▸ **MATERIAL FOR THIS EXERCISE**
begin

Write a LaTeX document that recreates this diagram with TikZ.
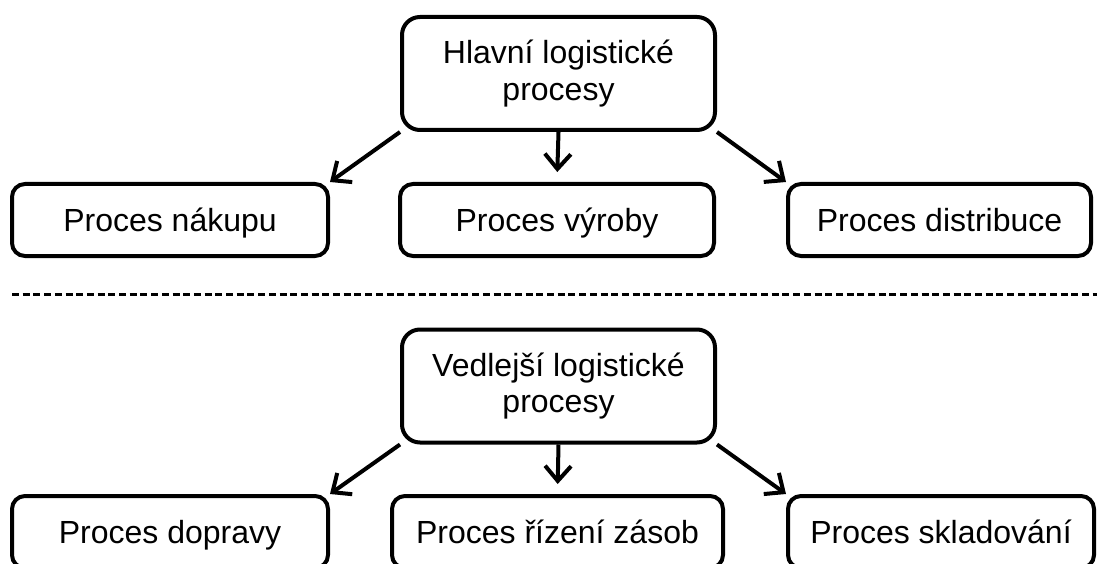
\documentclass[tikz,border=0pt]{standalone}
\usepackage{fontspec}
\setmainfont{Liberation Sans}
\usetikzlibrary{arrows.meta}

\tikzset{
  boxbase/.style={draw, line width=4pt, align=center, inner sep=0pt,
    font=\fontsize{32}{36.5}\selectfont},
  procbox/.style={boxbase, rounded corners=13pt, minimum height=72pt,
    text height=23pt, text depth=1pt},
  headbox/.style={boxbase, rounded corners=18pt, minimum width=313pt,
    minimum height=113pt},
  link/.style={line width=4pt, -{Straight Barb[length=15pt,width=26pt]}},
  divider/.style={line width=3pt, dash pattern=on 7pt off 3.7pt}
}

\begin{document}
\begin{tikzpicture}[x=1pt, y=-1pt]
  \clip (0,0) rectangle (1097,564);
  \fill[white] (0,0) rectangle (1097,564);

  % main logistic processes
  \node[headbox] (hlavni) at (558.5,73.5) {Hlavní logistické\\procesy};
  \node[procbox, minimum width=316pt] (nakup) at (170,220) {Proces nákupu};
  \node[procbox, minimum width=314pt] (vyroba) at (557,220) {Proces výroby};
  \node[procbox, minimum width=303pt] (distr) at (939.5,220) {Proces distribuce};

  \draw[link] (hlavni.south west) -- (nakup.north east);
  \draw[link, shorten >=10pt] (hlavni.south) -- (vyroba.north);
  \draw[link] (hlavni.south east) -- (distr.north west);

  % separator
  \coordinate (sepL) at (12,294);
  \coordinate (sepR) at (1097,294);
  \draw[divider] (sepL) -- (sepR);

  % supporting logistic processes
  \node[headbox] (vedlejsi) at (558.5,386) {Vedlejší logistické\\procesy};
  \node[procbox, minimum width=316pt] (doprava) at (170,532) {Proces dopravy};
  \node[procbox, minimum width=331pt] (zasoby) at (557.5,532) {Proces řízení zásob};
  \node[procbox, minimum width=306pt] (sklad) at (941,532) {Proces skladování};

  \draw[link] (vedlejsi.south west) -- (doprava.north east);
  \draw[link, shorten >=10pt] (vedlejsi.south) -- (zasoby.north);
  \draw[link] (vedlejsi.south east) -- (sklad.north west);
\end{tikzpicture}
\end{document}
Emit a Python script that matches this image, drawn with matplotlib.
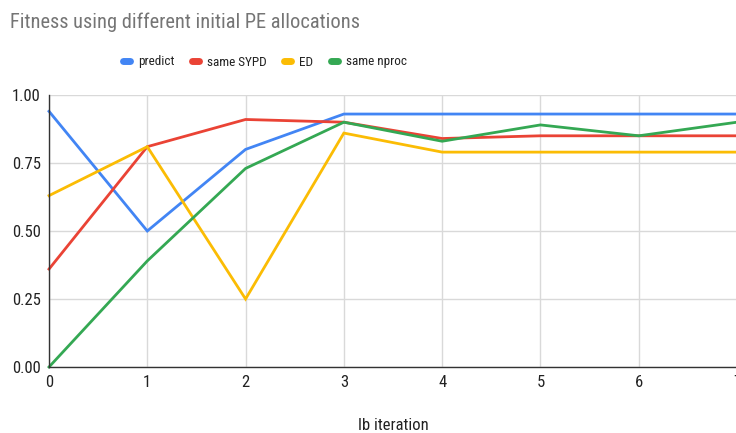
import matplotlib
matplotlib.use("Agg")
import matplotlib.pyplot as plt

plt.rcParams["font.family"] = ["Roboto Condensed", "Roboto", "DejaVu Sans"]

iterations = [0, 1, 2, 3, 4, 5, 6, 7]
predict = [0.94, 0.50, 0.80, 0.93, 0.93, 0.93, 0.93, 0.93]
same_sypd = [0.36, 0.81, 0.91, 0.90, 0.84, 0.85, 0.85, 0.85]
ed = [0.63, 0.81, 0.25, 0.86, 0.79, 0.79, 0.79, 0.79]
same_nproc = [0.00, 0.39, 0.73, 0.90, 0.83, 0.89, 0.85, 0.90]

series = [
    ("predict", predict, "#4285F4"),
    ("same SYPD", same_sypd, "#EA4335"),
    ("ED", ed, "#FBBC04"),
    ("same nproc", same_nproc, "#34A853"),
]

fig = plt.figure(figsize=(7.36, 4.33), dpi=100)
ax = fig.add_axes([49 / 736, 1 - 367 / 433, 688 / 736, 272 / 433])

for name, vals, col in series:
    ax.plot(iterations, vals, color=col, lw=2, label=name, solid_joinstyle="miter", clip_on=False)

ax.set_xlim(0, 7)
ax.set_ylim(0, 1)
ax.set_xticks(iterations)
ax.set_yticks([0, 0.25, 0.5, 0.75, 1.0])
ax.set_yticklabels(["0.00", "0.25", "0.50", "0.75", "1.00"])
ax.grid(True, color="#d9d9d9", lw=1)
ax.set_axisbelow(True)
for side in ("top", "right"):
    ax.spines[side].set_visible(False)
for side in ("left", "bottom"):
    ax.spines[side].set_color("#333333")
    ax.spines[side].set_linewidth(1)
ax.tick_params(length=0, labelsize=12, labelcolor="#222222", pad=6)
ax.set_xlabel("lb iteration", fontsize=12, color="#222222", labelpad=20)

fig.text(10 / 736, 1 - 22 / 433, "Fitness using different initial PE allocations",
         fontsize=14.7, color="#757575", va="center", ha="left")

leg = fig.legend(loc="center", bbox_to_anchor=(265 / 736, 1 - 62 / 433), ncol=4,
                 frameon=False, fontsize=9.5, handlelength=0.55, handletextpad=0.6,
                 columnspacing=1.3)
for line in leg.get_lines():
    line.set_linewidth(5)
    line.set_solid_capstyle("round")
for t in leg.get_texts():
    t.set_color("#222222")

fig.savefig("out.png", dpi=100)
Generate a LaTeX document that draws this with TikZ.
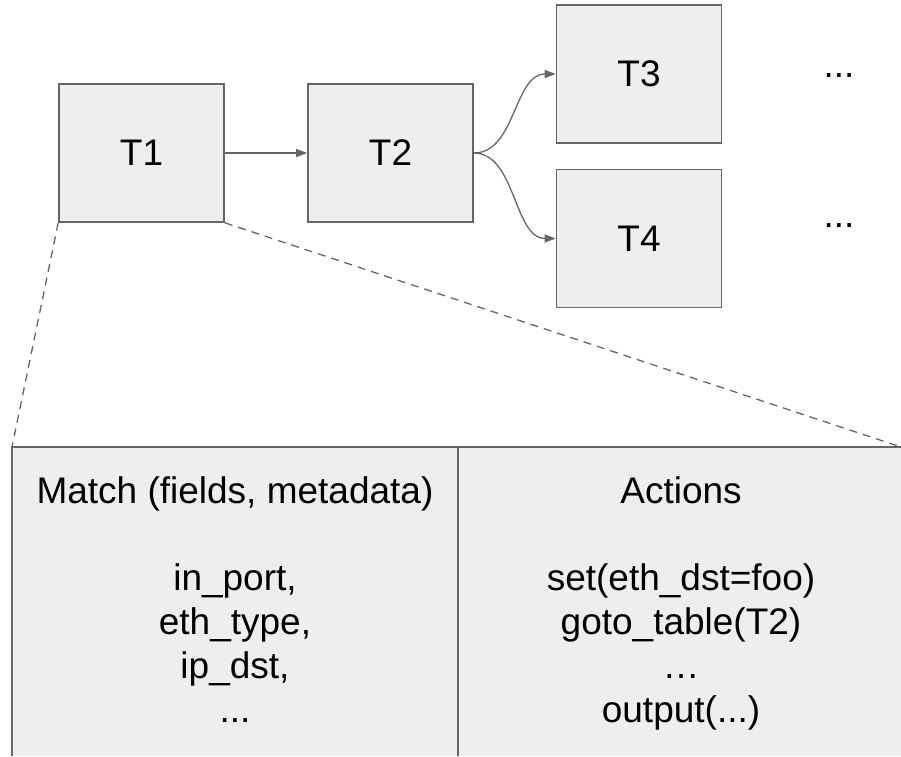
\documentclass[tikz,border=0pt]{standalone}
\usepackage{fontspec}
\setmainfont{Liberation Sans}
\usetikzlibrary{arrows.meta}
\definecolor{boxfill}{HTML}{EEEEEE}
\definecolor{edgegray}{HTML}{666666}
\begin{document}
\begin{tikzpicture}[x=1pt,y=-1pt,
  tbl/.style={draw=edgegray, fill=boxfill, line width=1.6pt, minimum width=165pt, minimum height=138pt, inner sep=0pt, font=\fontsize{37}{43}\selectfont},
  conn/.style={draw=edgegray, line width=1.3pt, -{Triangle[length=11pt,width=8pt]}},
  zoomline/.style={draw=edgegray, line width=1.3pt, dash pattern=on 8pt off 6pt},
  big/.style={font=\fontsize{37}{43.8}\selectfont, inner sep=0pt, align=center}]
\useasboundingbox (0,0) rectangle (901,756);
% flow table (bottom)
\coordinate (tl) at (12,447);
\coordinate (tr) at (901,447);
\coordinate (tm) at (458,447);
\coordinate (bl) at (12,756);
\coordinate (bm) at (458,756);
\fill[boxfill] (12,447) rectangle (901,756);
\draw[edgegray, line width=1.6pt] (bl) -- (tl) -- (tr);
\draw[edgegray, line width=1.6pt] (tm) -- (bm);
\node[big, anchor=north] (match) at (235,476) {Match (fields, metadata)\\ \\ in\_port,\\ eth\_type,\\ ip\_dst,\\ ...};
\node[big, anchor=north] (actions) at (681,476) {Actions\\ \\ set(eth\_dst=foo)\\ goto\_table(T2)\\ …\\ output(...)};
% tables
\node[tbl] (T1) at (141.5,153) {T1};
\node[tbl] (T2) at (390.5,153) {T2};
\node[tbl] (T3) at (639,74) {T3};
\node[tbl] (T4) at (639,238.5) {T4};
\node[big, anchor=base] (d3) at (839,77) {...};
\node[big, anchor=base] (d4) at (839,227) {...};
% connectors
\draw[conn] (T1.east) -- (T2.west);
\draw[conn] (T2.east) .. controls +(42,0) and +(-42,0) .. (T3.west);
\draw[conn] (T2.east) .. controls +(42,0) and +(-42,0) .. (T4.west);
% zoom lines
\draw[zoomline] (T1.south west) -- (tl);
\draw[zoomline] (T1.south east) -- (tr);
\end{tikzpicture}
\end{document}
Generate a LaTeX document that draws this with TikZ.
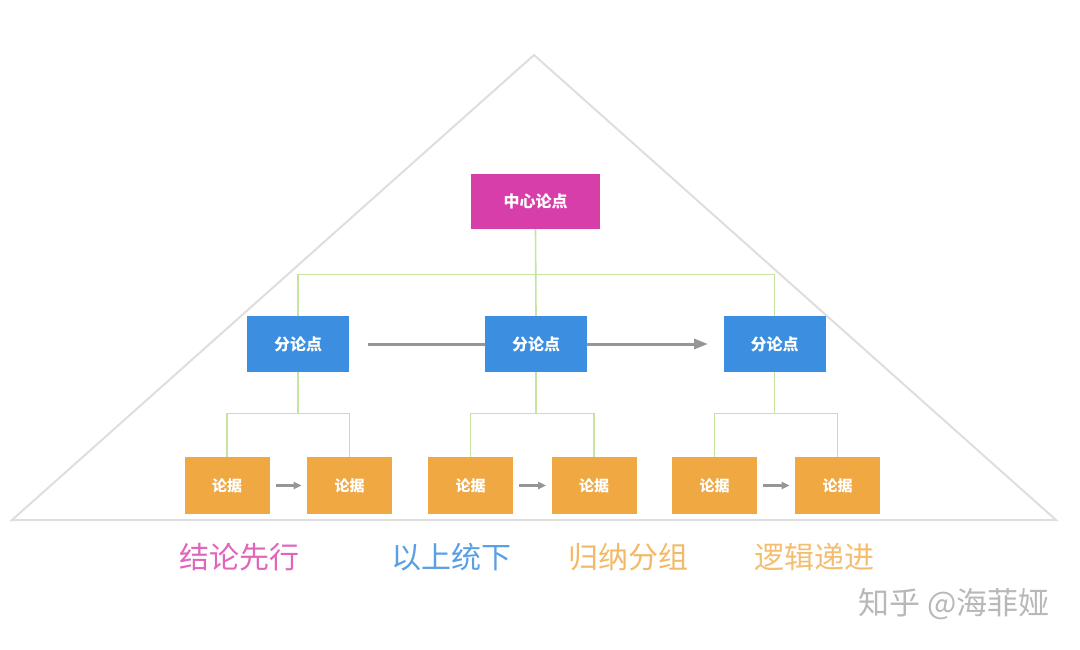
\documentclass[tikz,border=0pt]{standalone}
\usepackage{fontspec}
\usepackage{xcolor}
\usepackage{tikz}
\newfontfamily\cjk{Noto Sans CJK SC}
\usetikzlibrary{arrows.meta}
\definecolor{pusatmerah}{RGB}{216, 62, 170}
\definecolor{cabangbiru}{RGB}{60, 142, 224}
\definecolor{buktioranye}{RGB}{239, 168, 66}
\definecolor{garishijau}{RGB}{196, 228, 160}
\definecolor{segitiga}{RGB}{222, 222, 222}
\definecolor{abu}{RGB}{150, 150, 150}

\begin{document}
\begin{tikzpicture}[
    x=0.5pt, y=-0.5pt,
    font=\cjk,
    pusat/.style={fill=pusatmerah, inner sep=0pt, minimum width=64.5pt, minimum height=27.5pt,
                  text=white, font=\cjk\bfseries\fontsize{8}{9}\selectfont},
    cabang/.style={fill=cabangbiru, inner sep=0pt, minimum width=51pt, minimum height=28pt,
                   text=white, font=\cjk\bfseries\fontsize{8}{9}\selectfont},
    bukti/.style={fill=buktioranye, inner sep=0pt, minimum width=42.5pt, minimum height=28.5pt,
                  text=white, font=\cjk\bfseries\fontsize{7.5}{9}\selectfont},
    garis/.style={garishijau, line width=0.8pt},
    panah/.style={-{Triangle[length=7pt, width=5pt]}, abu, line width=1.5pt},
    panahkecil/.style={-{Triangle[length=4pt, width=3.5pt]}, abu, line width=1.2pt,
                       shorten <=3pt, shorten >=2.5pt},
    sebut/.style={font=\cjk\fontsize{15}{18}\selectfont}
  ]
    \useasboundingbox (0,0) rectangle (1080,649);
    % segitiga latar
    \draw[segitiga, line width=1pt, line join=miter] (534,55) -- (1056,520) -- (12,520) -- cycle;

    \node[pusat] (p) at (535.5,201.5) {中心论点};
    \node[cabang] (c1) at (298,344)   {分论点};
    \node[cabang] (c2) at (536,344)   {分论点};
    \node[cabang] (c3) at (774.5,344) {分论点};
    \node[bukti] (b1) at (227,485.5)   {论据};
    \node[bukti] (b2) at (349.5,485.5) {论据};
    \node[bukti] (b3) at (470.5,485.5) {论据};
    \node[bukti] (b4) at (594,485.5)   {论据};
    \node[bukti] (b5) at (714.5,485.5) {论据};
    \node[bukti] (b6) at (837.5,485.5) {论据};

    % garis pohon
    \draw[garis] (p.south) -- ++(0,45) -| (c1.north);
    \draw[garis] (p.south) -- ++(0,45) -| (c3.north);
    \draw[garis] (p.south) -- (c2.north);
    \foreach \c/\l/\r in {c1/b1/b2, c2/b3/b4, c3/b5/b6} {
      \draw[garis] (\c.south) -- ++(0,41) -| (\l.north);
      \draw[garis] (\c.south) -- ++(0,41) -| (\r.north);
    }

    % panah abu
    \coordinate (a0) at (368,344);
    \coordinate (a1) at (708,344);
    \draw[abu, line width=1.5pt] (a0) -- (c2.west);
    \draw[panah] (c2.east) -- (a1);
    \draw[panahkecil] (b1) -- (b2);
    \draw[panahkecil] (b3) -- (b4);
    \draw[panahkecil] (b5) -- (b6);

    % keterangan bawah
    \node[sebut, text=pusatmerah!80] (k1) at (239,557) {结论先行};
    \node[sebut, text=cabangbiru!85] (k2) at (451,557) {以上统下};
    \node[sebut, text=buktioranye!80] (k3) at (628,557) {归纳分组};
    \node[sebut, text=buktioranye!75] (k4) at (814,557) {逻辑递进};
    \node[font=\cjk\fontsize{15.5}{17}\selectfont, text=black!28] (wm) at (954,604) {知乎 @海菲娅};
  \end{tikzpicture}
\end{document}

end

▸ **WRITTEN REQUEST**
Extract each line holding the word "with" from the records.

▸ **OUTPUT BELOW**
Write a LaTeX document that recreates this diagram with TikZ.
Emit a Python script that matches this image, drawn with matplotlib.
Generate a LaTeX document that draws this with TikZ.
Generate a LaTeX document that draws this with TikZ.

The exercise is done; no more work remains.